> Supplied material:
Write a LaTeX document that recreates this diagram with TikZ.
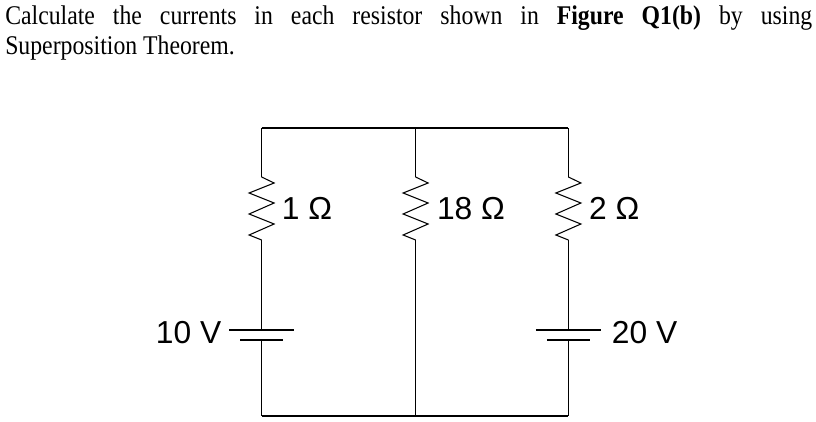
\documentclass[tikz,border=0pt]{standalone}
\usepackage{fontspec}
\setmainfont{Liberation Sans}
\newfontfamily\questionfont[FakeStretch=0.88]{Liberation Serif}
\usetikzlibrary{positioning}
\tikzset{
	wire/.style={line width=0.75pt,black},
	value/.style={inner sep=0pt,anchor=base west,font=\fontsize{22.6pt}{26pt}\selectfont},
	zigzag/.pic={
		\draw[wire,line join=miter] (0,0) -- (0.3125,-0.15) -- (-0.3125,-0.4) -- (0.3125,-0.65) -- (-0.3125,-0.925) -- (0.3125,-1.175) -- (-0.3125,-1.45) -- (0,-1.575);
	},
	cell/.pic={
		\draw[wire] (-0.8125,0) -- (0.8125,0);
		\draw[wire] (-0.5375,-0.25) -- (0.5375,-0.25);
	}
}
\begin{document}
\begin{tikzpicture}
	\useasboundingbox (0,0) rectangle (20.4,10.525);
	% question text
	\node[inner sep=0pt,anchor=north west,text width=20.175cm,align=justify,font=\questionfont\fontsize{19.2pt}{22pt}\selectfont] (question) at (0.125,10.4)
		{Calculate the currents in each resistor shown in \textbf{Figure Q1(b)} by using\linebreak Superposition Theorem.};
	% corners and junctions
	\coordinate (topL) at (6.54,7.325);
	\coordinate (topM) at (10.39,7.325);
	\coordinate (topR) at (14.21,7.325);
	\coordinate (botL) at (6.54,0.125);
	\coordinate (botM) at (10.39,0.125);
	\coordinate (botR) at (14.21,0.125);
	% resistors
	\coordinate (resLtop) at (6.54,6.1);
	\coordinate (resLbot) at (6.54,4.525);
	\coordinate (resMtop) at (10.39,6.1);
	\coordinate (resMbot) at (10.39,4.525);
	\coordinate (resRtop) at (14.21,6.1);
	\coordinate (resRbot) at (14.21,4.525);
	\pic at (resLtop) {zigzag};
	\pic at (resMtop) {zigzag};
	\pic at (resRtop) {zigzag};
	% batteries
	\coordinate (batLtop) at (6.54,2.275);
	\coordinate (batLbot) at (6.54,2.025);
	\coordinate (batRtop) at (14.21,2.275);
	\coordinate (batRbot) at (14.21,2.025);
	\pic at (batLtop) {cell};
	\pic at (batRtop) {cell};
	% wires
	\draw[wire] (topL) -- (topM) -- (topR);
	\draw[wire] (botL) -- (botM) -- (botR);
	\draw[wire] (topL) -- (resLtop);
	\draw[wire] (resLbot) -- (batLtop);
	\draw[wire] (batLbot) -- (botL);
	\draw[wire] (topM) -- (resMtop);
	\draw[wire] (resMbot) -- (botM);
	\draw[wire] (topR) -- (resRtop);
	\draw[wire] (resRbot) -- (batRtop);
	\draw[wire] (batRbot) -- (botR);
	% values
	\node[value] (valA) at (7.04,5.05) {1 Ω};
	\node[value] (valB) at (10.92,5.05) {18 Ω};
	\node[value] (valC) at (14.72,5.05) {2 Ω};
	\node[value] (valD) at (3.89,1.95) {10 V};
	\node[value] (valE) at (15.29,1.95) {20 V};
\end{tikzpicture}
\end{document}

> What is expected:
Reproduce every line precisely as given, omitting all pictures.

> Final result:
Write a LaTeX document that recreates this diagram with TikZ.
\documentclass[tikz,border=0pt]{standalone}
\usepackage{fontspec}
\setmainfont{Liberation Sans}
\newfontfamily\questionfont[FakeStretch=0.88]{Liberation Serif}
\usetikzlibrary{positioning}
\tikzset{
	wire/.style={line width=0.75pt,black},
	value/.style={inner sep=0pt,anchor=base west,font=\fontsize{22.6pt}{26pt}\selectfont},
	zigzag/.pic={
		\draw[wire,line join=miter] (0,0) -- (0.3125,-0.15) -- (-0.3125,-0.4) -- (0.3125,-0.65) -- (-0.3125,-0.925) -- (0.3125,-1.175) -- (-0.3125,-1.45) -- (0,-1.575);
	},
	cell/.pic={
		\draw[wire] (-0.8125,0) -- (0.8125,0);
		\draw[wire] (-0.5375,-0.25) -- (0.5375,-0.25);
	}
}
\begin{document}
\begin{tikzpicture}
	\useasboundingbox (0,0) rectangle (20.4,10.525);
	% question text
	\node[inner sep=0pt,anchor=north west,text width=20.175cm,align=justify,font=\questionfont\fontsize{19.2pt}{22pt}\selectfont] (question) at (0.125,10.4)
		{Calculate the currents in each resistor shown in \textbf{Figure Q1(b)} by using\linebreak Superposition Theorem.};
	% corners and junctions
	\coordinate (topL) at (6.54,7.325);
	\coordinate (topM) at (10.39,7.325);
	\coordinate (topR) at (14.21,7.325);
	\coordinate (botL) at (6.54,0.125);
	\coordinate (botM) at (10.39,0.125);
	\coordinate (botR) at (14.21,0.125);
	% resistors
	\coordinate (resLtop) at (6.54,6.1);
	\coordinate (resLbot) at (6.54,4.525);
	\coordinate (resMtop) at (10.39,6.1);
	\coordinate (resMbot) at (10.39,4.525);
	\coordinate (resRtop) at (14.21,6.1);
	\coordinate (resRbot) at (14.21,4.525);
	\pic at (resLtop) {zigzag};
	\pic at (resMtop) {zigzag};
	\pic at (resRtop) {zigzag};
	% batteries
	\coordinate (batLtop) at (6.54,2.275);
	\coordinate (batLbot) at (6.54,2.025);
	\coordinate (batRtop) at (14.21,2.275);
	\coordinate (batRbot) at (14.21,2.025);
	\pic at (batLtop) {cell};
	\pic at (batRtop) {cell};
	% wires
	\draw[wire] (topL) -- (topM) -- (topR);
	\draw[wire] (botL) -- (botM) -- (botR);
	\draw[wire] (topL) -- (resLtop);
	\draw[wire] (resLbot) -- (batLtop);
	\draw[wire] (batLbot) -- (botL);
	\draw[wire] (topM) -- (resMtop);
	\draw[wire] (resMbot) -- (botM);
	\draw[wire] (topR) -- (resRtop);
	\draw[wire] (resRbot) -- (batRtop);
	\draw[wire] (batRbot) -- (botR);
	% values
	\node[value] (valA) at (7.04,5.05) {1 Ω};
	\node[value] (valB) at (10.92,5.05) {18 Ω};
	\node[value] (valC) at (14.72,5.05) {2 Ω};
	\node[value] (valD) at (3.89,1.95) {10 V};
	\node[value] (valE) at (15.29,1.95) {20 V};
\end{tikzpicture}
\end{document}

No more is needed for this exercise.